Hobbits, being related to humans, probably didn’t have this feature in their eyes and even if they did wouldn’t glow in a totally dark environment anyway.

It’s a somewhat mundane question, but how did Gollum's eye’s glow and what caused them to do so?

In some circumstances the glowing could be attributed to reflected firelight (on the banks of the Anduin) or perhaps light from Gandalf’s staff in Moria. But in other cases in Moria in the Hobbit his eyes seem to be the only source of light. Was this a mutation having lived in the dark for so long? Some power or side effect of the ring? Simply an artistic description of Gollum’s eyes? Something specific to Smeagol’s breed of Hobbit?


----------



## CirdanLinweilin (Aug 5, 2021)

JPMaximilian said:


> Some mammal’s eyes (deer for one) seem to glow when light is shone on them.
> 
> I have been out in the woods on several occasions at night with only a flashlight and seeing glowing green eyes on what I assumed were deer or raccoons is very eerie.
> 
> ...


I always thought of it as an adaptation he developed being in the dark for hundreds of years combined with the mutations and corruptive nature of the One Ring.


CL


----------



## Elthir (Aug 5, 2021)

I think the Dagor Dagorath has something to do with it.
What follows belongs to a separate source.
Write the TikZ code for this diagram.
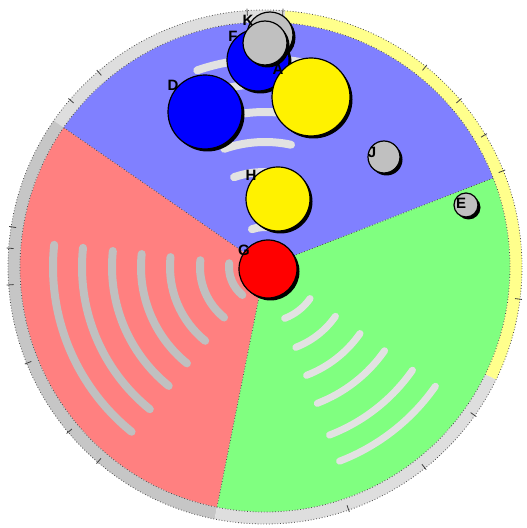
\documentclass[tikz,border=0pt]{standalone}
\usepackage{fontspec}
\setmainfont{Liberation Sans}
\usetikzlibrary{shadows}
\definecolor{secblue}{RGB}{128,128,255}
\definecolor{secred}{RGB}{255,128,128}
\definecolor{secgreen}{RGB}{128,255,128}
\definecolor{ringlight}{RGB}{222,222,222}
\definecolor{ringdark}{RGB}{198,198,198}
\definecolor{ringyellow}{RGB}{255,255,140}
\definecolor{arcred}{RGB}{192,192,192}
\definecolor{arclight}{RGB}{226,226,226}
\definecolor{ballgray}{RGB}{192,192,192}
\tikzset{
  ball/.style={circle, draw=black, line width=1.2pt, inner sep=0pt, minimum size=#1,
    drop shadow={shadow xshift=2.5pt, shadow yshift=-2.5pt, opacity=1, fill=black}},
  lbl/.style={inner sep=0pt, font=\fontsize{15}{15}\selectfont\bfseries},
  bluearc/.style={draw=arclight, line width=8pt, line cap=round},
  redarc/.style={draw=arcred, line width=8pt, line cap=round},
  greenarc/.style={draw=arclight, line width=7pt, line cap=round},
  edge/.style={dotted, draw=black!70, line width=0.8pt},
  ringtick/.style={draw=black!75, line width=0.8pt}
}
\begin{document}
\begin{tikzpicture}[x=1pt,y=1pt]
\useasboundingbox (0,0) rectangle (527,528);
\fill[white] (0,0) rectangle (527,528);
\coordinate (C) at (265,261);
% sectors
\fill[secblue] (C) -- ++(21.3:245) arc[start angle=21.3,end angle=145.3,radius=245] -- cycle;
\fill[secred] (C) -- ++(145.3:245) arc[start angle=145.3,end angle=258.7,radius=245] -- cycle;
\fill[secgreen] (C) -- ++(258.7:245) arc[start angle=258.7,end angle=381.3,radius=245] -- cycle;
% ring
\foreach \a/\b/\c in {-26/85.5/ringyellow, 85.5/145.3/ringlight, 145.3/258.7/ringdark, 258.7/334/ringlight}
  \fill[\c] (C) ++(\a:257) arc[start angle=\a,end angle=\b,radius=257] -- ++(\b:-12) arc[start angle=\b,end angle=\a,radius=245] -- cycle;
% arcs
\foreach \r in {40,95,125,155,183,208}
  \draw[bluearc] (C) ++(78:\r) arc[start angle=78,end angle=109,radius=\r];
\foreach \r in {36,65,95,124,153,183,212}
  \draw[redarc] (C) ++(174:\r) arc[start angle=174,end angle=231,radius=\r];
\foreach \r in {55,86,116,146,180,208}
  \draw[greenarc] (C) ++(-69:\r) arc[start angle=-69,end angle=-35,radius=\r];
% edges
\draw[edge] (C) circle[radius=257];
\draw[edge] (C) circle[radius=245];
\foreach \t in {21.3,145.3,258.7}
  \draw[edge] (C) -- ++(\t:245);
\foreach \t in {94,86,51.3,40.6,31,22,-7.2,-35.3,-51.5,-71,130.5,139.4,171,175.8,184,202,220,229.4}
  \draw[ringtick] (C) ++(\t:252) -- ++(\t:7);
% balls
\node[ball=62pt, fill=blue] (F) at (258,468) {};
\node[ball=46pt, fill=ballgray] (K) at (270,493) {};
\node[ball=44pt, fill=ballgray] (K2) at (265,485) {};
\node[ball=78pt, fill=yellow] (A) at (311,431) {};
\node[ball=74pt, fill=blue] (D) at (205,416) {};
\node[ball=32pt, fill=ballgray] (J) at (384,371) {};
\node[ball=24pt, fill=ballgray] (E) at (466,323) {};
\node[ball=64pt, fill=yellow] (H) at (278,329) {};
\node[ball=58pt, fill=red] (G) at (268,259) {};
% labels
\node[lbl] (lK) at (248,508) {K};
\node[lbl] (lF) at (233,492) {F};
\node[lbl] (lA) at (278,459) {A};
\node[lbl] (lD) at (173,443) {D};
\node[lbl] (lJ) at (372,376) {J};
\node[lbl] (lE) at (461,325) {E};
\node[lbl] (lH) at (251,353) {H};
\node[lbl] (lG) at (244,278) {G};
\end{tikzpicture}
\end{document}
*Edit*: That's it Elthir! One too many. *I ban you* (for a certain length of time)! 

*Ando *


----------



## Ealdwyn (Aug 5, 2021)

Elthir said:


> I think the Dagor Dagorath has something to do with it.
> 
> *Edit*: That's it Elthir! One too many. *I ban you* (for a certain length of time)!
> 
> *Ando *


You think the Dagor Dagorath has something to do with everything 😂


----------



## grendel (Aug 5, 2021)

JPMaximilian said:


> It’s a somewhat mundane question, but how did Gollum's eye’s glow and what caused them to do so?


You know, I've wondered about that too. Not just that his eyes were described as occasionally having a "greenish glow" but also this passage from "The Passage of the Marshes":

"Smeagol was holding a debate with some other thought that used the same voice but made it squeak and hiss. _A pale light and a green light alternated in his eyes as he spoke_."
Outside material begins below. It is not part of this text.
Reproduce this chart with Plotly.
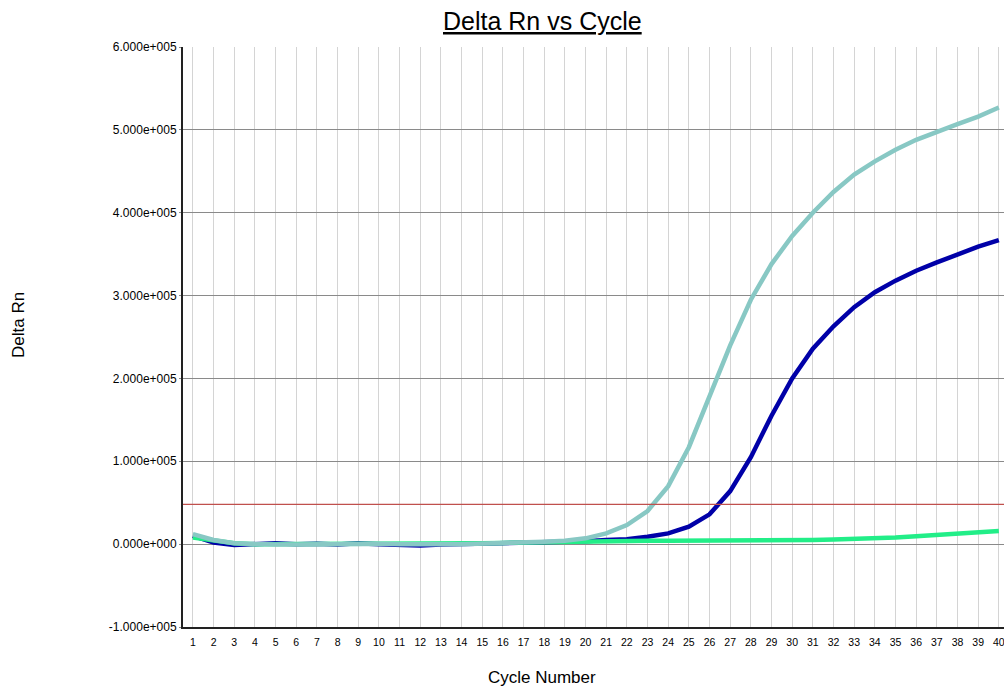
import plotly.graph_objects as go

cycles = list(range(1, 41))

# Delta Rn values
sample_teal = [12000, 5000, 1000, 0, -500, -500, 0, 0, 500, 500,
               0, -500, 0, 0, 500, 1000, 2000, 3000, 4000, 7000,
               13000, 23000, 40000, 70000, 117000, 178000, 240000, 295000, 338000, 372000,
               400000, 425000, 446000, 462000, 476000, 488000, 498000, 507000, 516000, 527000]

sample_blue = [10000, 2000, -1000, 500, 1000, 0, 500, -500, 1000, 0,
               -500, -1500, -500, 0, 0, 1000, 1500, 1500, 2500, 3500,
               5000, 6000, 9000, 13000, 21000, 36000, 64000, 105000, 155000, 200000,
               236000, 263000, 286000, 304000, 318000, 330000, 340000, 350000, 359000, 367000]

sample_green = [8000, 4000, 1000, 0, 0, 0, 500, 0, 0, 500,
                0, 0, 0, 500, 1000, 1500, 2000, 2500, 3000, 3000,
                3500, 3500, 4000, 4000, 4000, 4500, 4500, 4500, 4500, 5000,
                5000, 5500, 6000, 7000, 8000, 9500, 11000, 12500, 14000, 16000]

threshold = 48000

y_tick_vals = [-100000, 0, 100000, 200000, 300000, 400000, 500000, 600000]
y_tick_text = ["-1.000e+005", "0.000e+000", "1.000e+005", "2.000e+005",
               "3.000e+005", "4.000e+005", "5.000e+005", "6.000e+005"]

fig = go.Figure()

fig.add_trace(go.Scatter(x=cycles, y=sample_blue, mode="lines",
                         line=dict(color="#0000a8", width=4.5), showlegend=False))
fig.add_trace(go.Scatter(x=cycles, y=sample_green, mode="lines",
                         line=dict(color="#22ee88", width=4.5), showlegend=False))
fig.add_trace(go.Scatter(x=cycles, y=sample_teal, mode="lines",
                         line=dict(color="#88c8c4", width=4.5), showlegend=False))

fig.add_shape(type="line", xref="paper", x0=0, x1=1, yref="y", y0=threshold, y1=threshold,
              line=dict(color="#c0504d", width=1.2))

font = "Arial, 'Liberation Sans', sans-serif"

PW = 1004 - 183  # plot width in px
PH = 580

fig.update_layout(
    width=1004, height=687,
    margin=dict(l=183, r=0, t=47, b=60),
    paper_bgcolor="white", plot_bgcolor="white",
    font=dict(family=font, size=10, color="black"),
    xaxis=dict(range=[0.52, 40.25], tickmode="array", tickvals=cycles,
               ticktext=[str(c) for c in cycles],
               showgrid=True, gridcolor="#d4d4d4", gridwidth=1,
               zeroline=False, showline=True, linecolor="#222222", linewidth=2,
               ticks="", ticklen=0, tickfont=dict(size=10.5, family=font),
               ticklabeloverflow="allow", ticklabelstandoff=4,
               fixedrange=True),
    yaxis=dict(range=[-100000, 600000], tickmode="array", tickvals=y_tick_vals,
               ticktext=y_tick_text,
               showgrid=True, gridcolor="#8a8a8a", gridwidth=1,
               zeroline=False, showline=True, linecolor="#222222", linewidth=2,
               ticks="outside", ticklen=2, tickcolor="#8a8a8a",
               tickfont=dict(size=12, family=font), fixedrange=True),
    annotations=[
        dict(text="<u>Delta Rn vs Cycle</u>", xref="paper", yref="paper",
             x=(542 - 183) / PW, y=1.0, xanchor="center", yanchor="middle",
             yshift=26, showarrow=False,
             font=dict(size=25, family=font, color="black")),
        dict(text="Cycle Number", xref="paper", yref="paper",
             x=(542 - 183) / PW, y=0, xanchor="center", yanchor="middle",
             yshift=-50, showarrow=False,
             font=dict(size=17, family=font, color="black")),
        dict(text="Delta Rn", xref="paper", yref="paper",
             x=0, xshift=-165, y=(627 - 325) / PH, xanchor="center", yanchor="middle",
             showarrow=False, textangle=-90,
             font=dict(size=17, family=font, color="black")),
    ],
)

fig.write_html(
    "out.html",
    config={"displayModeBar": False},
    post_script="document.body.style.margin='0';document.body.style.overflow='hidden';",
)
I have zero experience with schizophrenia or split personalities, and I am curious as to whether IRL there are actual physical changes to a person when one personality takes center stage, so to speak. (I suspect in this case, it was just Tolkien wanting to make it seem rather magical and eerie.)


----------



## Ciderwell (Aug 6, 2021)

JPMaximilian said:


> Simply an artistic description of Gollum’s eyes?
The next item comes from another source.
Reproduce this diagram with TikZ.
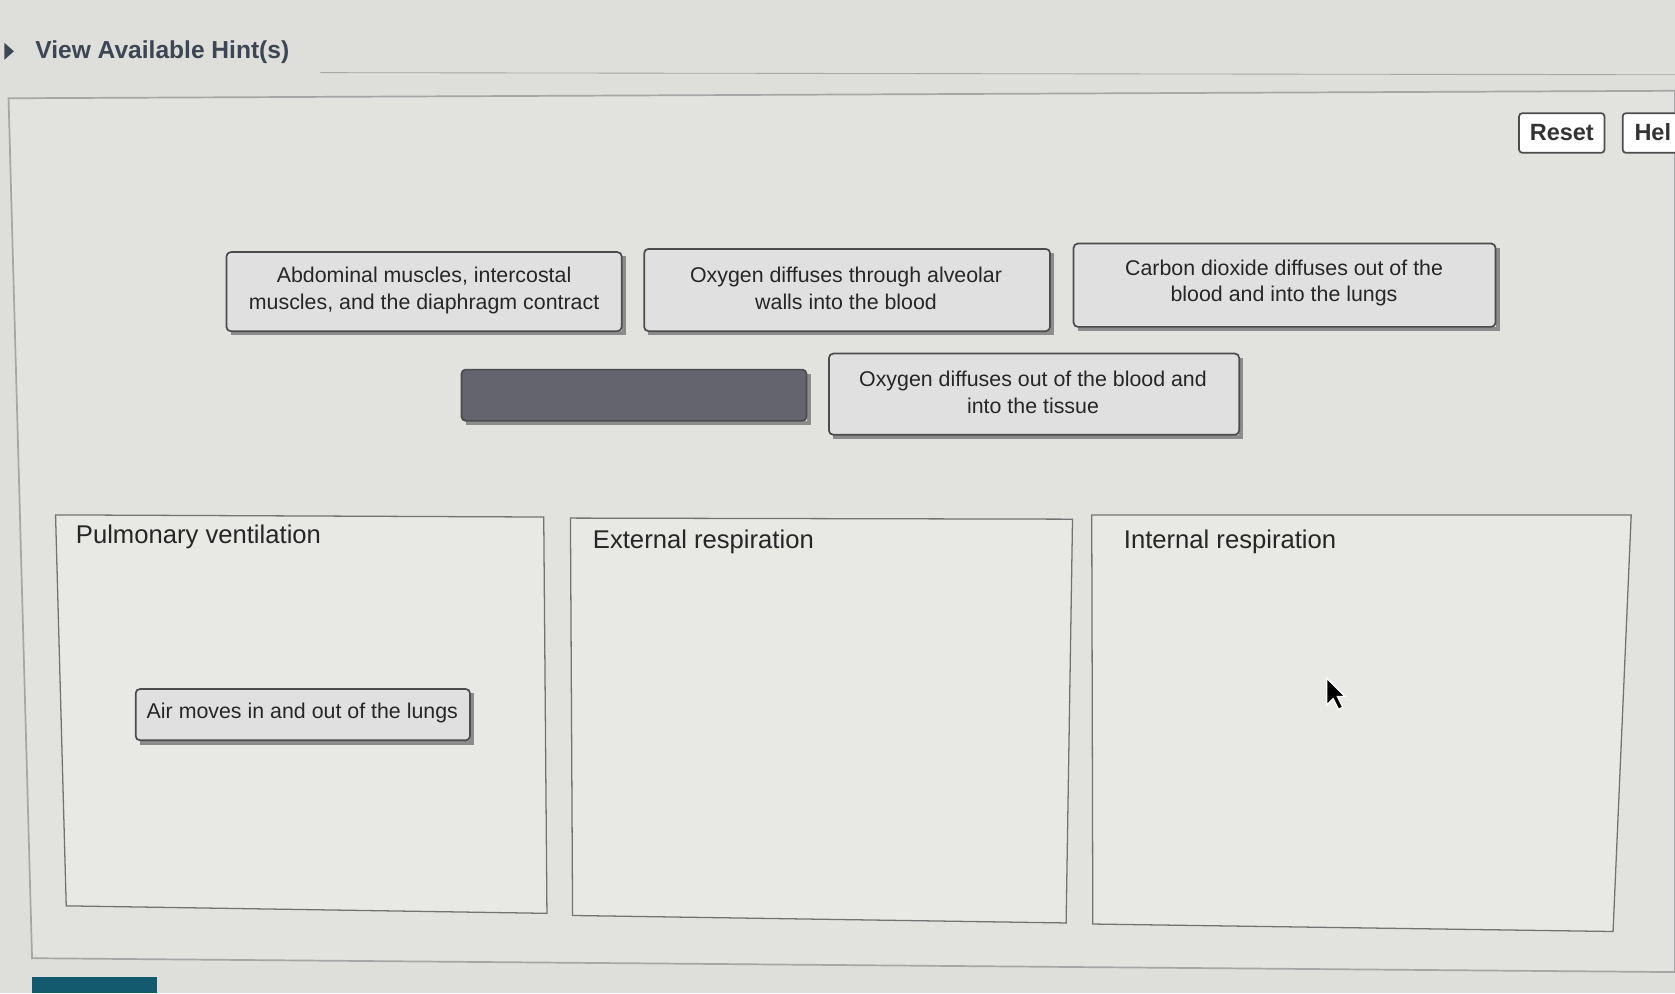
\documentclass[tikz,border=0pt]{standalone}
\usepackage{fontspec}
\setmainfont{Liberation Sans}
\definecolor{bgc}{RGB}{222,222,218}
\definecolor{panelc}{RGB}{226,226,222}
\definecolor{zonec}{RGB}{232,232,229}
\definecolor{hintc}{RGB}{60,70,85}
\definecolor{darkcard}{RGB}{100,100,110}
\definecolor{tealc}{RGB}{20,90,110}
\begin{document}
\begin{tikzpicture}[x=0.5pt,y=-0.5pt,
  card/.style={draw=black!70,line width=0.8pt,fill=black!12,rounded corners=2pt},
  cardtxt/.style={align=center,font=\fontsize{10}{12.5}\selectfont,text=black!85},
  zone/.style={draw=black!55,line width=0.6pt,fill=zonec},
  zonetxt/.style={anchor=west,font=\fontsize{12}{14}\selectfont,text=black!85},
  shadow/.style={black!45,line width=2pt},
  btn/.style={draw=black!70,line width=0.8pt,fill=white,rounded corners=1.5pt}]
\useasboundingbox[fill=bgc] (0,0) rectangle (1568,930);
% header
\fill[hintc] (4,40) -- (13,48) -- (4,56) -- cycle;
\node[anchor=west,font=\bfseries\fontsize{11.5}{13}\selectfont,text=hintc] (hint) at (26,49) {View Available Hint(s)};
\draw[black!35] (300,68) -- (1568,70);
% outer panel
\draw[black!35,line width=0.8pt,fill=panelc] (8,92) -- (1568,85) -- (1568,910) -- (30,897) -- cycle;
% buttons
\draw[btn] (1422,106) rectangle (1502,143);
\node[font=\bfseries\fontsize{11}{13}\selectfont,text=black!80] (reset) at (1462,124) {Reset};
\draw[btn] (1519,106) rectangle (1575,143);
\node[anchor=west,font=\bfseries\fontsize{11}{13}\selectfont,text=black!80] (help) at (1523,124) {Hel};
% cards
\draw[shadow] (216,312) -- (584,312) -- (584,240);
\draw[card] (212,236) rectangle (582,310);
\node[cardtxt] (c1) at (397,272) {Abdominal muscles, intercostal\\muscles, and the diaphragm contract};
\draw[shadow] (607,312) -- (985,312) -- (985,237);
\draw[card] (603,233) rectangle (983,310);
\node[cardtxt] (c2) at (792,270) {Oxygen diffuses through alveolar\\walls into the blood};
\draw[shadow] (1009,308) -- (1402,308) -- (1402,232);
\draw[card] (1005,228) rectangle (1400,306);
\node[cardtxt] (c3) at (1202,265) {Carbon dioxide diffuses out of the\\blood and into the lungs};
\draw[shadow] (436,396) -- (757,396) -- (757,350);
\draw[draw=black!70,line width=0.8pt,fill=darkcard,rounded corners=2pt] (432,346) rectangle (755,394);
\draw[shadow] (780,409) -- (1162,409) -- (1162,335);
\draw[card] (776,331) rectangle (1160,407);
\node[cardtxt] (c5) at (967,367) {Oxygen diffuses out of the blood and\\into the tissue};
% zones
\draw[zone] (52,482) -- (509,484) -- (512,855) -- (62,848) -- cycle;
\node[zonetxt] (z1) at (64,503) {Pulmonary ventilation};
\draw[zone] (534,485) -- (1004,486) -- (998,864) -- (536,857) -- cycle;
\node[zonetxt] (z2) at (548,507) {External respiration};
\draw[zone] (1022,482) -- (1527,482) -- (1510,872) -- (1023,865) -- cycle;
\node[zonetxt] (z3) at (1045,507) {Internal respiration};
\draw[shadow] (131,695) -- (442,695) -- (442,649);
\draw[card] (127,645) rectangle (440,693);
\node[cardtxt] (c6) at (283,667) {Air moves in and out of the lungs};
% cursor
\draw[fill=black,draw=white,line width=0.6pt] (1242,635) -- (1242,660) -- (1248,654) -- (1253,664) -- (1257,662) -- (1252,652) -- (1259,652) -- cycle;
% bottom bar
\fill[tealc] (30,915) rectangle (147,930);
\end{tikzpicture}
\end{document}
It could be a way to provide contrast with the Light of Earendil - (though how the Elves managed to bottle starlight is beyond me). Maybe Frodo activated the phail in Shelob's lair through some kind of heartfelt goodness; a memory of better days far off. Whereas Gollum had desolation in his heart more akin to a pale moon in a sky starless and bible black.


----------



## ZehnWaters (Aug 20, 2021)

CirdanLinweilin said:


> I always thought of it as an adaptation he developed being in the dark for hundreds of years combined with the mutations and corruptive nature of the One Ring.
> 
> 
> CL


I have a feeling this is part of it. The One Ring is exceptionally powerful after all and can obviously instigate changes in it's wearer. As Gollum began to "fade" into the "shadow world" this may have been a physiological side-effect. Or it may have been the Ring's power giving Gollum power according to his measure and need (we know it's capable of all kinds of powers, but only based on the measure of the one using it).



Ealdwyn said:


> You think the Dagor Dagorath has something to do with everything 😂


Understandably so. I don't care what Tolkien Scholar Michael Martinez says, it's canon.


----------